Android open sourced
Jim Ancona
jim at anconafamily.com
Tue Oct 21 19:01:07 CEST 2008
Didier Raboud wrote:
>
> Hey... it says "open-source" (you can read the code) not "free software"
> (you can do whatever you want)...
It appears to be "Open Source" in the sense that it uses OSI-approved
licenses, Apache 2.0 for most code, GPL for kernel patches. Note that
both of those licenses are also considered to be "free software"
licenses by FSF (see
http://www.gnu.org/licenses/license-list.html#SoftwareLicenses). Do you
have some other definition of "free software" in mind?
> http://code.google.com/android/terms.html tells :
>
<quote from SDK license agreement snipped>
>
> and others, and others and others... restrictions...
Note that those are the terms for the SDK download, not for download or
use of the source.
> And for the code itself...
>
> http://source.android.com/license/individual-contributor-license---android-open-source-project
>
> You have to grant your copyright to Google...

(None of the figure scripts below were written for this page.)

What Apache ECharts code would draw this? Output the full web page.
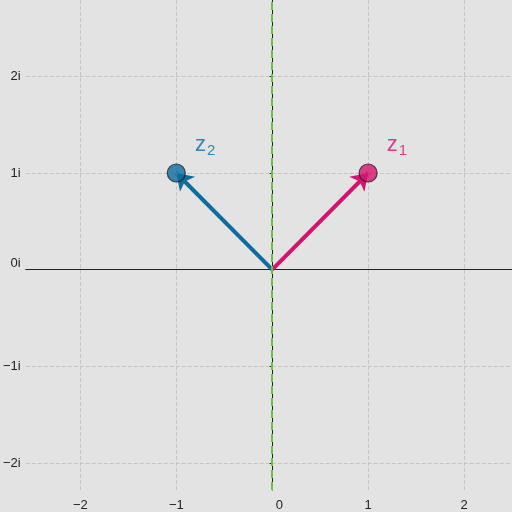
<!DOCTYPE html>
<html>
<head>
<meta charset="UTF-8">
<script src="https://cdn.jsdelivr.net/npm/echarts@6/dist/echarts.min.js"></script>
<style>html,body{margin:0;padding:0;background:#e3e3e3}#main{width:512px;height:512px}</style>
</head>
<body>
<div id="main"></div>
<script>
    // complex numbers as [re, im]
    var pointNames = ['z1', 'z2'];
    var pointValues = [[1, 1], [-1, 1]];
    var pointColors = ['#d4136e', '#0e6c9e'];
    var origin = [0, 0];
    var xTicks = [-2, -1, 0, 1, 2];
    var yTicks = [-2, -1, 0, 1, 2];

    var myChart = echarts.init(document.getElementById('main'));

    var series = [];
    pointValues.forEach(function (p, i) {
        series.push({
            type: 'lines',
            coordinateSystem: 'cartesian2d',
            symbol: ['none', 'arrow'],
            symbolSize: 16,
            lineStyle: {color: pointColors[i], width: 4, opacity: 1},
            data: [{coords: [origin, p]}],
            z: 3
        });
        series.push({
            type: 'scatter',
            symbolSize: 18,
            itemStyle: {color: pointColors[i], borderColor: '#222', borderWidth: 1.2},
            label: {
                show: true,
                position: 'right',
                offset: [4, -28],
                formatter: '{a|z}{b|' + pointNames[i].slice(1) + '}',
                rich: {
                    a: {fontSize: 22, color: pointColors[i], fontFamily: 'Liberation Sans'},
                    b: {fontSize: 15, color: pointColors[i], padding: [12, 0, 0, 1], fontFamily: 'Liberation Sans'}
                }
            },
            data: [p],
            z: 5
        });
    });
    // dashed grid lines
    var gridLines = [];
    xTicks.forEach(function (v) { if (v !== 0) gridLines.push({xAxis: v}); });
    yTicks.forEach(function (v) { if (v !== 0) gridLines.push({yAxis: v}); });
    series.push({
        type: 'line',
        data: [],
        z: 1,
        markLine: {
            silent: true, symbol: 'none', label: {show: false},
            lineStyle: {color: '#c4c4c4', type: 'dashed', width: 1},
            data: gridLines
        }
    });
    series.push({
        type: 'line',
        data: [],
        z: 2,
        markLine: {
            silent: true, symbol: 'none', label: {show: false},
            lineStyle: {color: '#6cc04a', type: 'dashed', width: 2},
            data: [{xAxis: 0}]
        }
    });

    var option = {
        backgroundColor: '#e3e3e3',
        animation: false,
        grid: {left: 0, right: 0, top: 0, bottom: 0},
        xAxis: {
            type: 'value', min: -2.57, max: 2.5,
            axisLine: {onZero: true, lineStyle: {color: '#222', width: 1}},
            axisTick: {show: true, length: 4, customValues: xTicks, lineStyle: {color: '#222'}},
            axisLabel: {color: '#222', fontSize: 13, margin: 9, customValues: xTicks,
                formatter: function (v) { return v === 0 ? '    0' : (v < 0 ? '\u2212' + (-v) : v); }},
            splitLine: {show: false}
        },
        yAxis: {
            type: 'value', min: -2.28, max: 2.79,
            axisLine: {onZero: true, lineStyle: {color: '#222', width: 1}},
            axisTick: {show: true, length: 4, customValues: yTicks, lineStyle: {color: '#222'}},
            axisLabel: {color: '#222', fontSize: 13, margin: 5, customValues: yTicks,
                formatter: function (v) { return v === 0 ? '0i\n ' : (v < 0 ? '\u2212' + (-v) : v) + 'i'; }},
            splitLine: {show: false}
        },
        series: series
    };

    myChart.setOption(option);
</script>
</body>
</html>
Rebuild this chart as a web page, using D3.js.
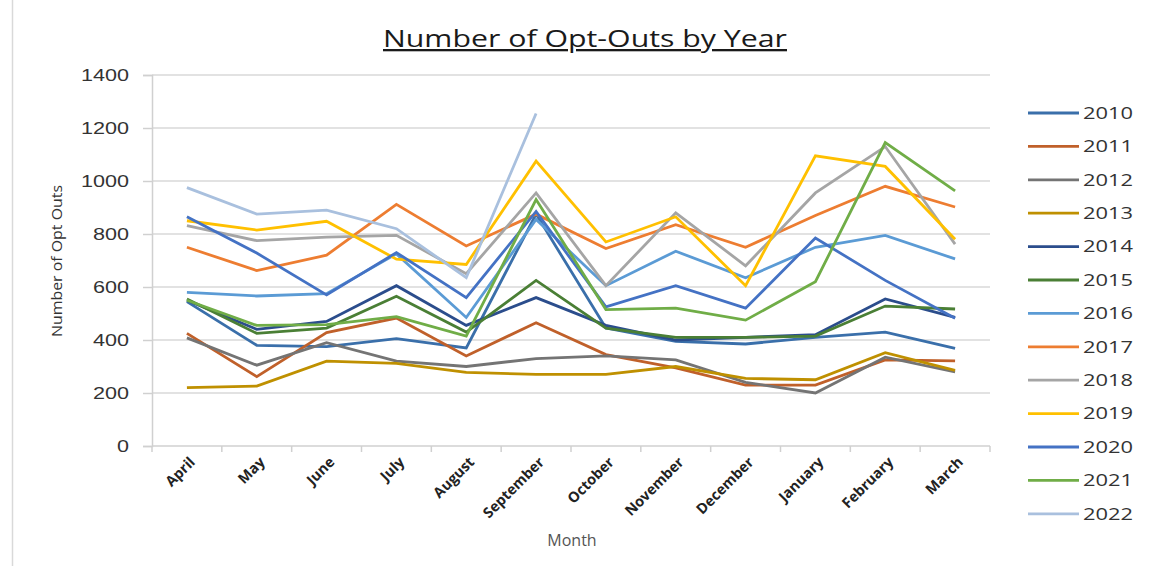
<!DOCTYPE html>
<html>
<head>
<meta charset="utf-8">
<script src="https://cdn.jsdelivr.net/npm/d3@7"></script>
<style>
  html, body { margin: 0; padding: 0; background: #fff; }
  svg { display: block; font-family: "Open Sans", "DejaVu Sans", sans-serif; }
</style>
</head>
<body>
<svg id="chart" width="1154" height="571"></svg>
<script>
// Opt-outs per month, one line per year
const months = ["April", "May", "June", "July", "August", "September",
  "October", "November", "December", "January", "February", "March"];
const years = ["2010", "2011", "2012", "2013", "2014", "2015", "2016",
  "2017", "2018", "2019", "2020", "2021", "2022"];
const yTicks = [0, 200, 400, 600, 800, 1000, 1200, 1400];

const v2010 = [545, 380, 375, 405, 370, 875, 445, 395, 385, 410, 430, 368];
const v2011 = [425, 262, 428, 483, 340, 465, 345, 295, 230, 230, 325, 321];
const v2012 = [408, 305, 390, 320, 300, 330, 340, 325, 240, 200, 335, 280];
const v2013 = [220, 226, 320, 312, 278, 270, 270, 300, 255, 250, 352, 285];
const v2014 = [550, 440, 470, 605, 455, 560, 455, 400, 410, 420, 555, 485];
const v2015 = [555, 425, 445, 565, 430, 625, 445, 410, 410, 415, 528, 517];
const v2016 = [580, 566, 575, 725, 485, 855, 605, 735, 635, 750, 795, 706];
const v2017 = [750, 662, 720, 912, 755, 875, 745, 835, 750, 870, 980, 902];
const v2018 = [832, 775, 788, 795, 650, 955, 605, 880, 680, 955, 1130, 762];
const v2019 = [850, 815, 848, 705, 685, 1075, 770, 865, 605, 1095, 1055, 780];
const v2020 = [865, 728, 570, 730, 560, 885, 525, 605, 520, 785, 625, 482];
const v2021 = [550, 455, 458, 488, 415, 930, 515, 520, 475, 620, 1145, 963];
const v2022 = [975, 875, 890, 820, 635, 1255, null, null, null, null, null, null];

const colors = ["#3a6faa", "#c0602a", "#747474", "#bf9000", "#2b4d8c", "#4a7f35",
  "#5b9bd5", "#ed7d31", "#a5a5a5", "#ffc000", "#4472c4", "#70ad47", "#a9c0de"];

const seriesValues = [v2010, v2011, v2012, v2013, v2014, v2015, v2016,
  v2017, v2018, v2019, v2020, v2021, v2022];
const series = years.map((y, i) => ({ year: y, values: seriesValues[i], color: colors[i] }));

const svg = d3.select("#chart");
const plot = { left: 152, right: 990, top: 75, bottom: 446 };

// faint outer frame on the left
svg.append("line")
  .attr("x1", 12.5).attr("x2", 12.5)
  .attr("y1", 0).attr("y2", 566)
  .attr("stroke", "#d9d9d9").attr("stroke-width", 1.5);

const x = d3.scaleBand().domain(months).range([plot.left, plot.right]).padding(0);
const y = d3.scaleLinear().domain([0, 1400]).range([plot.bottom, plot.top]);
const cx = (m) => x(m) + x.bandwidth() / 2;

// gridlines
svg.append("g")
  .selectAll("line")
  .data(yTicks.filter((d) => d > 0))
  .join("line")
  .attr("x1", plot.left).attr("x2", plot.right)
  .attr("y1", (d) => y(d)).attr("y2", (d) => y(d))
  .attr("stroke", "#d9d9d9").attr("stroke-width", 1.5);

// y axis
const yAxisG = svg.append("g")
  .attr("transform", `translate(${plot.left},0)`)
  .call(d3.axisLeft(y).tickValues(yTicks).tickFormat(d3.format("d")).tickSize(9).tickPadding(14));
yAxisG.select(".domain").attr("stroke", "#d0d0d0").attr("stroke-width", 1.5);
yAxisG.selectAll(".tick line").attr("stroke", "#d0d0d0").attr("stroke-width", 1.5);
yAxisG.selectAll(".tick text")
  .attr("fill", "#333")
  .style("font-size", "16px")
  .attr("textLength", (d) => String(d).length * 12)
  .attr("lengthAdjust", "spacingAndGlyphs");

// x axis line + boundary ticks
svg.append("line")
  .attr("x1", plot.left).attr("x2", plot.right)
  .attr("y1", plot.bottom).attr("y2", plot.bottom)
  .attr("stroke", "#d0d0d0").attr("stroke-width", 1.5);
const bounds = months.map((m) => x(m)).concat([plot.right]);
svg.append("g")
  .selectAll("line")
  .data(bounds)
  .join("line")
  .attr("x1", (d) => d).attr("x2", (d) => d)
  .attr("y1", plot.bottom).attr("y2", plot.bottom + 6)
  .attr("stroke", "#d0d0d0").attr("stroke-width", 1.5);

// month labels, slanted
svg.append("g")
  .selectAll("text")
  .data(months)
  .join("text")
  .attr("transform", (d) => `translate(${cx(d) + 9},${plot.bottom + 17}) rotate(-45)`)
  .attr("text-anchor", "end")
  .attr("fill", "#222")
  .style("font-size", "14.5px")
  .style("font-weight", 700)
  .text((d) => d);

// lines
const line = d3.line()
  .defined((d) => d.v != null)
  .x((d) => cx(d.m))
  .y((d) => y(d.v));

svg.append("g")
  .selectAll("path")
  .data(series)
  .join("path")
  .attr("fill", "none")
  .attr("stroke", (d) => d.color)
  .attr("stroke-width", 2.8)
  .attr("stroke-linejoin", "miter")
  .attr("d", (d) => line(months.map((m, i) => ({ m, v: d.values[i] }))));

// title
svg.append("text")
  .attr("x", 585).attr("y", 47)
  .attr("text-anchor", "middle")
  .attr("fill", "#1a1a1a")
  .style("font-size", "23px")
  .style("text-decoration", "underline")
  .attr("textLength", 404)
  .attr("lengthAdjust", "spacingAndGlyphs")
  .text("Number of Opt-Outs by Year");

// axis titles
svg.append("text")
  .attr("x", 572).attr("y", 546)
  .attr("text-anchor", "middle")
  .attr("fill", "#555")
  .style("font-size", "16px")
  .text("Month");

svg.append("text")
  .attr("transform", "translate(62,261) rotate(-90)")
  .attr("text-anchor", "middle")
  .attr("fill", "#333")
  .style("font-size", "14px")
  .attr("textLength", 152)
  .attr("lengthAdjust", "spacingAndGlyphs")
  .text("Number of Opt Outs");

// legend
const legend = svg.append("g")
  .selectAll("g")
  .data(series)
  .join("g")
  .attr("transform", (d, i) => `translate(1028,${113 + i * 33.4})`);
legend.append("line")
  .attr("x1", 0).attr("x2", 51)
  .attr("stroke", (d) => d.color)
  .attr("stroke-width", 2.8);
legend.append("text")
  .attr("x", 55).attr("dy", "0.36em")
  .attr("fill", "#333")
  .style("font-size", "16px")
  .attr("textLength", 50)
  .attr("lengthAdjust", "spacingAndGlyphs")
  .text((d) => d.year);
</script>
</body>
</html>
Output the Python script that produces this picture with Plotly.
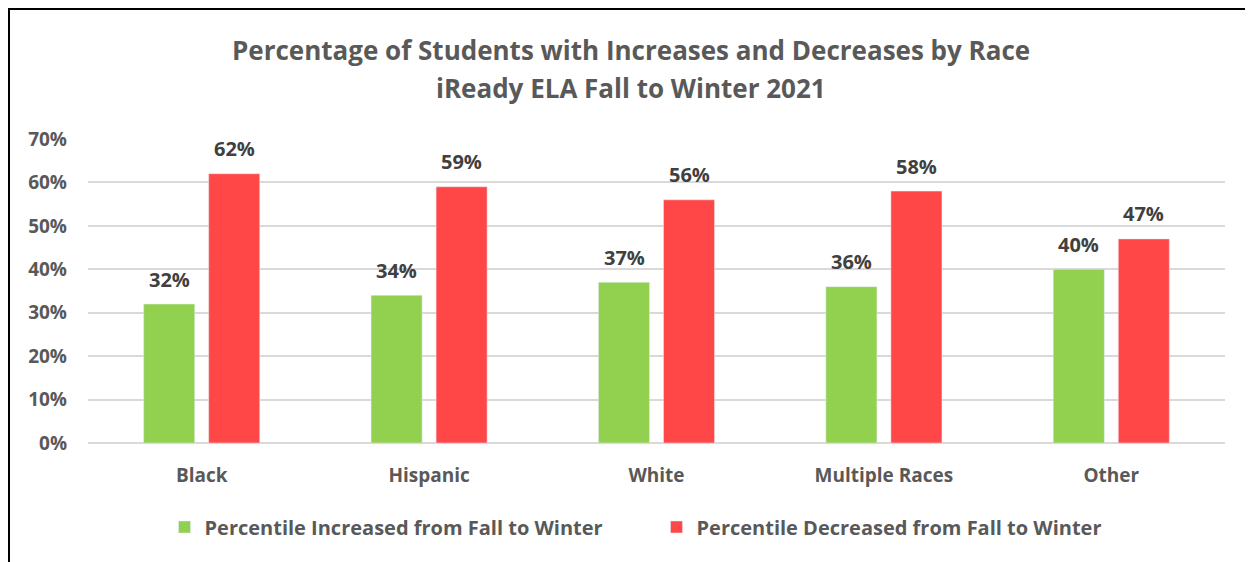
import plotly.graph_objects as go

categories = ["Black", "Hispanic", "White", "Multiple Races", "Other"]
increased = [32, 34, 37, 36, 40]
decreased = [62, 59, 56, 58, 47]
series_names = ["Percentile Increased from Fall to Winter", "Percentile Decreased from Fall to Winter"]
title_lines = ["Percentage of Students with Increases and Decreases by Race", "iReady ELA Fall to Winter 2021"]
y_ticks = [0, 10, 20, 30, 40, 50, 60, 70]

FONT = "Open Sans"
GREEN = "#92D050"
RED = "#FF4747"
GRAY = "#595959"

# page has an 8px body margin; figure coordinates = screenshot coordinates - 8
OFF = 8
W, H = 1253 - OFF, 562 - OFF
plot_top, plot_bot, plot_l, plot_r = 139 - OFF, 443 - OFF, 88 - OFF, 1225 - OFF

fig = go.Figure()
fig.add_trace(go.Bar(x=categories, y=increased, name=f"<b>{series_names[0]}</b>", marker_color=GREEN))
fig.add_trace(go.Bar(x=categories, y=decreased, name=f"<b>{series_names[1]}</b>", marker_color=RED))

annotations = []
for vals, shift in ((increased, -32.5), (decreased, 32.5)):
    for c, v in zip(categories, vals):
        annotations.append(dict(x=c, y=v, xref="x", yref="y", text=f"<b>{v}%</b>", showarrow=False,
                                xshift=shift, yshift=25, font=dict(family=FONT, size=20, color="#404040")))
for line, ypx in zip(title_lines, [50, 88]):
    annotations.append(dict(x=(631 - OFF - plot_l) / (plot_r - plot_l),
                            y=(plot_bot - (ypx - OFF)) / (plot_bot - plot_top),
                            xref="paper", yref="paper", yanchor="middle",
                            text=f"<b>{line}</b>", showarrow=False,
                            font=dict(family=FONT, size=26, color=GRAY)))

fig.update_layout(
    width=W, height=H,
    margin=dict(l=plot_l, r=W - plot_r, t=plot_top, b=H - plot_bot),
    paper_bgcolor="white", plot_bgcolor="white",
    barmode="group", bargap=0.428, bargroupgap=0.215,
    font=dict(family=FONT, color=GRAY),
    annotations=annotations,
    showlegend=True,
    legend=dict(orientation="h", x=0.5, xanchor="center",
                y=(plot_bot - (527 - OFF)) / (plot_bot - plot_top), yanchor="middle",
                font=dict(family=FONT, size=20, color=GRAY), traceorder="normal",
                entrywidth=447, entrywidthmode="pixels"),
    shapes=[dict(type="rect", xref="paper", yref="paper",
                 x0=(1 - plot_l) / (plot_r - plot_l), x1=1.2,
                 y0=-0.5, y1=(plot_bot - 1) / (plot_bot - plot_top),
                 line=dict(color="black", width=2), layer="above")],
)
fig.update_yaxes(range=[0, 70], tickvals=y_ticks, ticktext=[f"<b>{t}%</b>" for t in y_ticks],
                 showgrid=True, gridcolor="#D9D9D9", gridwidth=2, zeroline=True, zerolinecolor="#D9D9D9",
                 zerolinewidth=2, tickfont=dict(family=FONT, size=19, color=GRAY), ticklabelstandoff=20,
                 showline=False)
fig.update_xaxes(ticktext=[f"<b>{c}</b>" for c in categories], tickvals=categories,
                 tickfont=dict(family=FONT, size=19, color=GRAY), ticklabelstandoff=19, showline=False)

fig.write_html("out.html")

That's only if you want to contribute code back to the project. In that
case you have to assign your copyright. Many free/open source projects
require a similar grant, including Apache and Gnu/FSF (see
http://www.gnu.org/licenses/why-assign.html).
> I don't want to work non-paid for Google. But please do ! ;)
That of course is your choice. But you are free to work on Android
without assigning copyright to Google. Just fork a new Didier-Android
project--the licenses let you do that.
To me, the key issue is whether Google has in fact open-sourced
everything needed to make a working Android distribution for a
non-supported platform. I'm not qualified to judge, but I'll be waiting
to hear from the experts. The good news is that so far, Google appears
to be keeping their promise to open-source Android.